I finished reading Caleb Williams by William Godwin today. It's a novel that came out about a year after Political Justice and was aimed more towards common people with both a much lower price and also a less intellectual style.
The main themes are how unfair the criminal justice system can be, and how the rich have power to hurt others. The main character and narrator, Caleb, is falsely accused of a crime by an angry gentleman, Mr Falkland (a murderer), and spends over 270 days in jail in awful conditions before his trial. During this time he is badly mistreated including having a manacle very painfully put on his swollen, twisted ankle and having the straw for his bedding taken away in case he might conceal something in it.
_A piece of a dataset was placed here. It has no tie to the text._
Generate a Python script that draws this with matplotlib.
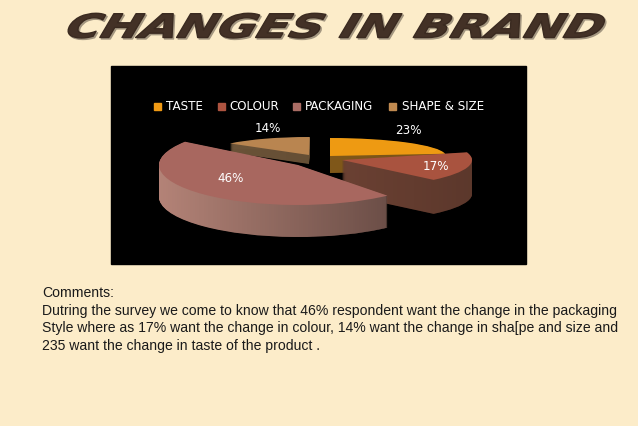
import matplotlib
matplotlib.use('Agg')
from matplotlib import pyplot as plt
from matplotlib.path import Path
from matplotlib.patches import Rectangle
from matplotlib.transforms import Affine2D
import matplotlib.patheffects as pe
import numpy as np

W, H = 638, 426

categories = ['TASTE', 'COLOUR', 'PACKAGING', 'SHAPE & SIZE']
shares = [23, 17, 46, 14]
labels = ['23%', '17%', '46%', '14%']
top_colors = ['#EE9A12', '#A9533F', '#A8675F', '#B98550']
side_colors = ['#8A5F1C', '#7A4A3A', '#B58478', '#6B5338']
legend_colors = ['#F09A14', '#AE5440', '#A96C64', '#C08A50']

title = 'CHANGES IN BRAND'
comments = ['Comments:',
            'Dutring the survey we come to know that 46% respondent want the change in the packaging',
            'Style where as 17% want the change in colour, 14% want the change in sha[pe and size and',
            '235 want the change in taste of the product .']

# apex x, apex y, radius x, radius y, thickness, start angle clockwise from top, shade (pixels)
geometry = {
    3: (309, 155, 103, 18, 9, 310, 0.1),
    0: (330, 156, 116, 18, 17, 0, 0.15),
    1: (342, 160, 130, 28, 34, 74, 0.25),
    2: (298, 165, 139, 40, 32, 140, 0.5),
}
draw_order = [3, 0, 1, 2]
label_pos = [(408, 131), (436, 167), (231, 178), (268, 128)]
square_x = [154, 218, 293, 389]
name_x = [166, 229, 305, 402]


class Stretch(pe.AbstractPathEffect):
    # widens and slants the title around its centre, the slide used word art
    def __init__(self, cx, cy, sx, sy, slant):
        super().__init__()
        self.t = Affine2D().translate(-cx, -cy).skew_deg(slant, 0).scale(sx, sy).translate(cx, cy)

    def draw_path(self, renderer, gc, tpath, affine, rgbFace=None):
        gc0 = renderer.new_gc()
        gc0.copy_properties(gc)
        gc0.set_foreground('#A39680')
        gc0.set_linewidth(1.0)
        renderer.draw_path(gc0, tpath, affine + self.t + Affine2D().translate(1.5, -1.5), (0.64, 0.59, 0.5, 1))
        gc0.restore()
        gc1 = renderer.new_gc()
        gc1.copy_properties(gc)
        gc1.set_foreground('#3A2A20')
        gc1.set_linewidth(1.0)
        renderer.draw_path(gc1, tpath, affine + self.t, rgbFace)
        gc1.restore()


fig = plt.figure(figsize=(W / 100, H / 100), dpi=100, facecolor='#FCECC9')
bg = fig.add_axes([0, 0, 1, 1])
bg.set_xlim(0, W)
bg.set_ylim(H, 0)
bg.axis('off')
bg.add_patch(Rectangle((111, 66), 415, 198, color='black'))

bg.text(335, 28, title, fontsize=23.5, fontweight='bold', family='DejaVu Sans',
        color='#433126', ha='center', va='center',
        path_effects=[Stretch(335, H - 28, 1.46, 1.0, 22)])

for i, line in enumerate(comments):
    bg.text(42, 293 + i * 17.7, line, fontsize=10.1, family='Liberation Sans',
            color='#1a1a1a', ha='left', va='center')

for x, tx, name, c in zip(square_x, name_x, categories, legend_colors):
    bg.add_patch(Rectangle((x, 103), 7, 7, color=c))
    bg.text(tx, 107, name, fontsize=8.6, color='white', ha='left', va='center')


def shade(ax, paths, alpha, extent):
    # horizontal shading over the side of a slice
    rgba = np.zeros((1, 64, 4))
    rgba[..., 3] = np.linspace(0, 1, 64) * alpha
    im = ax.imshow(rgba, extent=extent, aspect='auto', zorder=5, interpolation='bilinear')
    im.set_clip_path(Path.make_compound_path(*paths), transform=ax.transData)


for k in draw_order:
    ax0, ay0, rx, ry, thick, start, dark = geometry[k]
    ax = fig.add_axes([0, 0, 1, 1], facecolor='none')
    xlim = (-ax0 / rx, (W - ax0) / rx)
    ylim = ((ay0 - H) / ry, ay0 / ry)
    side_paths = []
    for d in np.arange(thick, 0, -0.5):
        wedges, _ = ax.pie([shares[k] / 100], startangle=90 - start, counterclock=False,
                           normalize=False, center=(0, -d / ry), radius=1,
                           colors=[side_colors[k]], wedgeprops={'linewidth': 0, 'zorder': 2})
        side_paths.append(wedges[0].get_path())
    wedges, _ = ax.pie([shares[k] / 100], startangle=90 - start, counterclock=False,
                       normalize=False, center=(0, 0), radius=1,
                       colors=[top_colors[k]], wedgeprops={'linewidth': 0, 'zorder': 8})
    shade(ax, side_paths, dark, (-1.05, 1.05, -1.05 - thick / ry, 0.3))
    ax.set_aspect('auto')
    ax.set_xlim(*xlim)
    ax.set_ylim(*ylim)
    ax.axis('off')

front = fig.add_axes([0, 0, 1, 1], facecolor='none')
front.set_xlim(0, W)
front.set_ylim(H, 0)
front.axis('off')
for (x, y), s in zip(label_pos, labels):
    front.text(x, y, s, fontsize=8.6, color='white', ha='center', va='center')

fig.savefig('out.png', dpi=100, facecolor=fig.get_facecolor())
Caleb escapes from jail, but never escapes from Falkland's power. He's tracked down and everywhere he goes his reputation is ruined and the threat of prison looms over him. Later he is acquitted at his trial but Falkland continues to harass him. Falkland hires a man to track him down wherever he goes, and also to assault him if he tries to set sail for a foreign country. Being innocent does Caleb little good as he feels from place to place and the people he meets turn against him, often without even being willing to listen to his side of the story.
The kindest characters to Caleb are a band of thieves who have a sense of honor and expel one of their own for assaulting Caleb (this brutal former thief is the man Falkland later hires to track Caleb).